Oklahoma’s plan for Picher to cost $50 million

The people of Picher, Okla., are leaving.

In early 2006, a federal study determined that areas of Picher and the surrounding communities of Cardin and Hockerville in Oklahoma were at risk of caving in. The area is honeycombed with abandoned underground lead and zinc mines.

That study led U.S. Sen. Jim Inhofe, R-Okla., to push for a buyout of the Picher area. The federal Environmental Protection Agency already had spent millions trying to clean up the polluted chat piles and other waste left from more than 100 years of mining in what is now the Tar Creek Superfund site.
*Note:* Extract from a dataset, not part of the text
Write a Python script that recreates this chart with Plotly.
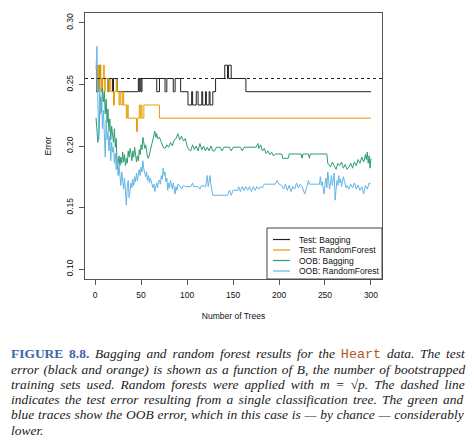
import glob
import struct
import plotly.graph_objects as go

# Test error, bagging (step changes: tree number, error)
black_x = [1, 2, 3, 4, 5, 6, 7, 8, 14, 15, 19, 20, 24, 47, 48, 49, 50, 51, 67, 70, 76, 78, 85, 87, 93,
           101, 105, 106, 110, 112, 116, 117, 120, 121, 124, 125, 128, 131, 141, 144, 145, 148, 164, 300]
black_y = [0.2441, 0.2656, 0.2548, 0.2441, 0.2656, 0.2548, 0.2441, 0.2548, 0.2441, 0.2548, 0.2441, 0.2548,
           0.2441, 0.2548, 0.2441, 0.2548, 0.2441, 0.2548, 0.2441, 0.2548, 0.2441, 0.2548, 0.2441, 0.2548,
           0.2441, 0.2333, 0.2441, 0.2333, 0.2441, 0.2333, 0.2441, 0.2333, 0.2441, 0.2333, 0.2441, 0.2333,
           0.2441, 0.2548, 0.2656, 0.2548, 0.2656, 0.2548, 0.2441, 0.2441]

# Test error, random forest
orange_x = [1, 2, 3, 4, 5, 6, 7, 8, 9, 10, 11, 14, 15, 17, 20, 21, 23, 24, 26, 27, 28, 30, 31, 34, 35,
            36, 45, 46, 48, 49, 50, 51, 53, 70, 300]
orange_y = [0.2656, 0.2548, 0.2656, 0.2441, 0.2656, 0.2548, 0.2441, 0.2548, 0.2656, 0.2441, 0.2548,
            0.2441, 0.2548, 0.2441, 0.2333, 0.2441, 0.2548, 0.2441, 0.2333, 0.2441, 0.2333, 0.2441,
            0.2333, 0.2226, 0.2333, 0.2226, 0.2118, 0.2226, 0.2333, 0.2226, 0.2333, 0.2226, 0.2333,
            0.2226, 0.2226]

# OOB error, bagging
green_x = [1, 2, 3, 4, 5, 6, 7, 8, 9, 10, 11, 12, 13, 14, 15, 16, 17, 18, 19, 20, 21, 22, 23, 24, 25,
           26, 27, 28, 29, 30, 31, 32, 33, 34, 35, 36, 37, 38, 39, 40, 41, 42, 43, 44, 45, 46, 47, 48,
           49, 50, 51, 52, 53, 54, 55, 56, 57, 58, 60, 62, 64, 65, 66, 67, 68, 70, 72, 74, 76, 78, 80,
           82, 84, 86, 88, 90, 92, 94, 96, 98, 100, 102, 104, 106, 108, 110, 112, 114, 116, 118, 120,
           122, 124, 126, 128, 130, 132, 136, 138, 140, 146, 148, 150, 158, 160, 162, 175, 177, 178,
           180, 182, 184, 186, 188, 190, 192, 194, 196, 203, 204, 210, 211, 224, 225, 226, 232, 233,
           234, 252, 253, 256, 258, 260, 262, 264, 266, 268, 270, 272, 274, 276, 278, 280, 282, 284,
           286, 288, 290, 292, 294, 295, 296, 297, 298, 299, 300]
green_y = [0.223, 0.215, 0.203, 0.210, 0.226, 0.240, 0.228, 0.247, 0.236, 0.244, 0.226, 0.238, 0.219,
           0.230, 0.212, 0.222, 0.205, 0.216, 0.209, 0.203, 0.214, 0.199, 0.206, 0.181, 0.186, 0.192,
           0.184, 0.191, 0.186, 0.195, 0.187, 0.193, 0.184, 0.190, 0.186, 0.196, 0.191, 0.198, 0.194,
           0.188, 0.196, 0.191, 0.199, 0.193, 0.187, 0.192, 0.188, 0.197, 0.193, 0.201, 0.197, 0.207,
           0.203, 0.198, 0.201, 0.195, 0.191, 0.190, 0.196, 0.203, 0.209, 0.212, 0.207, 0.210, 0.206,
           0.207, 0.203, 0.199, 0.198, 0.201, 0.199, 0.203, 0.200, 0.205, 0.206, 0.210, 0.205, 0.208,
           0.204, 0.206, 0.200, 0.197, 0.196, 0.201, 0.197, 0.200, 0.196, 0.202, 0.197, 0.200, 0.196,
           0.199, 0.196, 0.200, 0.196, 0.196, 0.199, 0.199, 0.196, 0.199, 0.199, 0.196, 0.199, 0.199,
           0.196, 0.199, 0.199, 0.202, 0.198, 0.201, 0.196, 0.198, 0.194, 0.196, 0.193, 0.195, 0.192,
           0.1935, 0.1935, 0.190, 0.190, 0.1935, 0.1935, 0.190, 0.1935, 0.1935, 0.190, 0.1935, 0.1935,
           0.186, 0.183, 0.187, 0.184, 0.181, 0.186, 0.184, 0.187, 0.182, 0.185, 0.181, 0.183, 0.186,
           0.182, 0.187, 0.184, 0.189, 0.186, 0.191, 0.187, 0.193, 0.189, 0.195, 0.186, 0.192, 0.182,
           0.190]

# OOB error, random forest
blue_x = [1, 2, 3, 4, 5, 6, 7, 8, 9, 10, 11, 12, 13, 14, 15, 16, 17, 18, 19, 20, 21, 22, 23, 24, 25,
          26, 27, 28, 29, 30, 31, 32, 33, 34, 35, 36, 37, 38, 39, 40, 41, 42, 43, 44, 45, 46, 47, 48,
          49, 50, 51, 52, 53, 54, 55, 56, 57, 58, 59, 60, 61, 62, 63, 64, 65, 66, 67, 68, 69, 70, 71,
          72, 73, 74, 75, 76, 77, 78, 79, 80, 81, 82, 83, 84, 85, 86, 87, 88, 89, 90, 92, 94, 96, 98,
          100, 104, 106, 107, 112, 114, 116, 120, 121, 122, 123, 124, 125, 126, 128, 144, 146, 148,
          150, 155, 156, 158, 160, 162, 164, 166, 168, 170, 172, 174, 176, 178, 180, 182, 184, 196,
          198, 200, 203, 205, 207, 209, 211, 213, 215, 217, 219, 221, 223, 225, 227, 228, 230, 232,
          233, 244, 245, 246, 247, 248, 249, 250, 251, 252, 253, 254, 255, 256, 257, 258, 259, 260,
          261, 262, 263, 264, 265, 266, 267, 268, 269, 270, 271, 272, 273, 274, 276, 278, 280, 282,
          284, 286, 288, 290, 292, 294, 296, 298, 300]
blue_y = [0.262, 0.281, 0.236, 0.205, 0.248, 0.226, 0.238, 0.214, 0.229, 0.205, 0.191, 0.221, 0.205,
          0.212, 0.196, 0.208, 0.188, 0.203, 0.195, 0.199, 0.186, 0.194, 0.181, 0.190, 0.176, 0.184,
          0.177, 0.168, 0.179, 0.172, 0.165, 0.174, 0.160, 0.152, 0.168, 0.172, 0.158, 0.164, 0.170,
          0.166, 0.173, 0.168, 0.175, 0.171, 0.178, 0.172, 0.177, 0.181, 0.176, 0.183, 0.179, 0.188,
          0.181, 0.178, 0.175, 0.179, 0.172, 0.176, 0.170, 0.174, 0.171, 0.168, 0.166, 0.169, 0.163,
          0.167, 0.170, 0.166, 0.172, 0.172, 0.169, 0.176, 0.173, 0.182, 0.176, 0.179, 0.171, 0.174,
          0.164, 0.170, 0.166, 0.172, 0.169, 0.165, 0.170, 0.166, 0.161, 0.167, 0.164, 0.169, 0.168,
          0.165, 0.168, 0.167, 0.167, 0.167, 0.170, 0.167, 0.167, 0.165, 0.168, 0.167, 0.171, 0.176,
          0.167, 0.172, 0.176, 0.168, 0.160, 0.160, 0.164, 0.160, 0.164, 0.164, 0.167, 0.163, 0.167,
          0.164, 0.167, 0.164, 0.167, 0.163, 0.167, 0.164, 0.167, 0.165, 0.167, 0.166, 0.169, 0.169,
          0.172, 0.169, 0.168, 0.165, 0.169, 0.164, 0.168, 0.163, 0.167, 0.165, 0.170, 0.166, 0.169,
          0.167, 0.163, 0.161, 0.166, 0.172, 0.169, 0.169, 0.175, 0.168, 0.171, 0.163, 0.161, 0.169,
          0.174, 0.166, 0.179, 0.172, 0.165, 0.170, 0.176, 0.168, 0.175, 0.178, 0.156, 0.166, 0.172,
          0.168, 0.176, 0.170, 0.173, 0.167, 0.171, 0.175, 0.172, 0.169, 0.166, 0.168, 0.165, 0.169,
          0.166, 0.170, 0.165, 0.168, 0.164, 0.167, 0.161, 0.168, 0.165, 0.170, 0.169]

single_tree_error = 0.2548

series_names = ["Test: Bagging", "Test: RandomForest", "OOB: Bagging", "OOB: RandomForest"]
series_colors = ["#222222", "#E69F00", "#2E9C70", "#62B5E8"]

x_ticks = [0, 50, 100, 150, 200, 250, 300]
y_ticks = [0.10, 0.15, 0.20, 0.25, 0.30]

fig_label = "FIGURE 8.8."
data_name = "Heart"
caption_lines = [
    "FIGURE 8.8. Bagging and random forest results for the Heart data. The test",
    "error (black and orange) is shown as a function of B, the number of bootstrapped",
    "training sets used. Random forests were applied with m = √p. The dashed line",
    "indicates the test error resulting from a single classification tree. The green and",
    "blue traces show the OOB error, which in this case is — by chance — considerably",
    "lower.",
]


def font_widths(name):
    # advance widths (in em) read from the installed ttf, for justifying the caption
    paths = glob.glob("/usr/share/fonts/**/" + name, recursive=True)
    if not paths:
        return None
    d = open(paths[0], "rb").read()
    tabs = {}
    for i in range(struct.unpack(">H", d[4:6])[0]):
        tag, _, off, _ = struct.unpack(">4sIII", d[12 + 16 * i:28 + 16 * i])
        tabs[tag.decode("latin-1")] = off
    upem = struct.unpack(">H", d[tabs["head"] + 18:tabs["head"] + 20])[0]
    nhm = struct.unpack(">H", d[tabs["hhea"] + 34:tabs["hhea"] + 36])[0]
    adv = [struct.unpack(">H", d[tabs["hmtx"] + 4 * i:tabs["hmtx"] + 4 * i + 2])[0] for i in range(nhm)]
    c = tabs["cmap"]
    for i in range(struct.unpack(">H", d[c + 2:c + 4])[0]):
        pid, eid, off = struct.unpack(">HHI", d[c + 4 + 8 * i:c + 12 + 8 * i])
        s = c + off
        if pid == 3 and eid == 1 and struct.unpack(">H", d[s:s + 2])[0] == 4:
            n2 = struct.unpack(">H", d[s + 6:s + 8])[0]
            n = n2 // 2
            ends = struct.unpack(">%dH" % n, d[s + 14:s + 14 + n2])
            starts = struct.unpack(">%dH" % n, d[s + 16 + n2:s + 16 + 2 * n2])
            deltas = struct.unpack(">%dh" % n, d[s + 16 + 2 * n2:s + 16 + 3 * n2])
            ro = s + 16 + 3 * n2
            ros = struct.unpack(">%dH" % n, d[ro:ro + n2])

            def width(text):
                total = 0
                for ch in text:
                    code, g = ord(ch), 0
                    for k in range(n):
                        if ends[k] >= code:
                            if starts[k] <= code:
                                if ros[k] == 0:
                                    g = (code + deltas[k]) & 0xFFFF
                                else:
                                    a = ro + 2 * k + ros[k] + 2 * (code - starts[k])
                                    g = struct.unpack(">H", d[a:a + 2])[0]
                                    g = (g + deltas[k]) & 0xFFFF if g else 0
                            break
                    total += adv[min(g, nhm - 1)]
                return total / upem
            return width
    return None


# the page body adds an 8px margin, so work in reference pixels minus 8
OFF = 8
W, H = 474 - OFF, 443 - OFF
L, R, T, B = 85 - OFF, 92, 13 - OFF, 164
pw, ph = W - L - R, H - T - B


def px(xp):
    return (xp - OFF - L) / pw


def py(yp):
    return (H - B - (yp - OFF)) / ph


fig = go.Figure()
fig.add_trace(go.Scatter(x=black_x, y=black_y, mode="lines", line=dict(color=series_colors[0], width=1, shape="hv")))
fig.add_trace(go.Scatter(x=orange_x, y=orange_y, mode="lines", line=dict(color=series_colors[1], width=1, shape="hv")))
fig.add_trace(go.Scatter(x=green_x, y=green_y, mode="lines", line=dict(color=series_colors[2], width=1)))
fig.add_trace(go.Scatter(x=blue_x, y=blue_y, mode="lines", line=dict(color=series_colors[3], width=1)))

fig.add_hline(y=single_tree_error, line=dict(color="#222222", width=1, dash="3px,3px"))

# hand-drawn legend box (R style, compact rows)
fig.add_shape(type="rect", xref="paper", yref="paper", x0=px(267), x1=1, y0=0, y1=py(228),
              line=dict(color="#444444", width=1), fillcolor="white", layer="above")
rows = [239.5, 250, 260.5, 271]
for name, col, yp in zip(series_names, series_colors, rows):
    fig.add_shape(type="line", xref="paper", yref="paper", x0=px(273), x1=px(290), y0=py(yp), y1=py(yp),
                  line=dict(color=col, width=1.2), layer="above")
    fig.add_annotation(text=name, xref="paper", yref="paper", x=px(297), y=py(yp), xanchor="left",
                       yanchor="middle", showarrow=False, font=dict(size=8.5, color="#111111"))

# caption, justified between x=9 and x=464 of the reference
cap_left, cap_width = 9, 455
it_w = font_widths("LiberationSerif-Italic.ttf")
bd_w = font_widths("LiberationSerif-Bold.ttf")


def line_em(i, line):
    if it_w is None or bd_w is None:
        return None
    if i == 0:
        rest = line[len(fig_label):].replace(data_name, "")
        return bd_w(fig_label) + it_w(rest) + 0.6 * len(data_name)
    return it_w(line)


ems = [line_em(i, s) for i, s in enumerate(caption_lines)]
if ems[0] is None:
    cap_size, spacing = 13.5, [0] * len(caption_lines)
else:
    cap_size = min(14.5, (cap_width - 6) / max(ems))
    spacing = [(cap_width - e * cap_size) / max(1, s.count(" ")) for e, s in zip(ems, caption_lines)]
    spacing[-1] = 0

cap_y = [354, 369.2, 384.4, 399.6, 414.8, 430]
for i, (line, ws, yp) in enumerate(zip(caption_lines, spacing, cap_y)):
    if i == 0:
        line = line.replace(fig_label, "<b><span style='font-style:normal;color:#3D66A8'>%s</span></b>" % fig_label)
        line = line.replace(data_name, "<span style='font-family:Liberation Mono;font-style:normal;"
                                       "color:#B4561E'>%s</span>" % data_name)
    fig.add_annotation(text="<span style='word-spacing:%.2fpx'><i>%s</i></span>" % (ws, line),
                       xref="paper", yref="paper", x=px(cap_left), y=py(yp),
                       xanchor="left", yanchor="middle", showarrow=False,
                       font=dict(family="Liberation Serif", size=cap_size, color="#1a1a1a"))

axis_common = dict(showline=True, mirror=True, linecolor="#555555", linewidth=1, ticks="outside",
                   ticklen=5, tickcolor="#555555", showgrid=False, zeroline=False,
                   tickfont=dict(size=8.5, color="#111111"))

fig.update_layout(
    width=W, height=H,
    margin=dict(l=L, r=R, t=T, b=B),
    paper_bgcolor="white", plot_bgcolor="white",
    showlegend=False,
    font=dict(family="Liberation Sans", color="#111111"),
    xaxis=dict(range=[-11, 312], tickvals=x_ticks, ticklabelstandoff=3,
               title=dict(text="Number of Trees", font=dict(size=8.5), standoff=13), **axis_common),
    yaxis=dict(range=[0.092, 0.308], tickvals=y_ticks, tickformat=".2f", tickangle=-90,
               ticklabelstandoff=3,
               title=dict(text="Error", font=dict(size=8.5), standoff=11), **axis_common),
)

fig.write_html("out.html")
In 2005, Oklahoma had set up a buyout for families in Picher with children age 6 and younger who were determined to be especially at risk of lead poisoning. Lead and other waste metals were carried in the wind off the chat piles, saturating the surrounding soil, including residential yards.

Buying out the people of Picher, population 1,640 at the time of the 2000 census, is estimated to cost up to $50 million. It is unclear how long the buyout will go on because so far only $20 million has been appropriated.

The buyout is optional and not everybody wants to move, including Picher resident Jon Finn.

“I’m going nowhere. I’m staying here till I die,” Finn said.

Finn, who makes model wooden mine derricks for a living, said his father and brother used to work in the mines. Both died of tuberculosis.

“A lot of people say they’ve had trouble breathing because of that lead,” he said, “but I ain’t had no trouble.”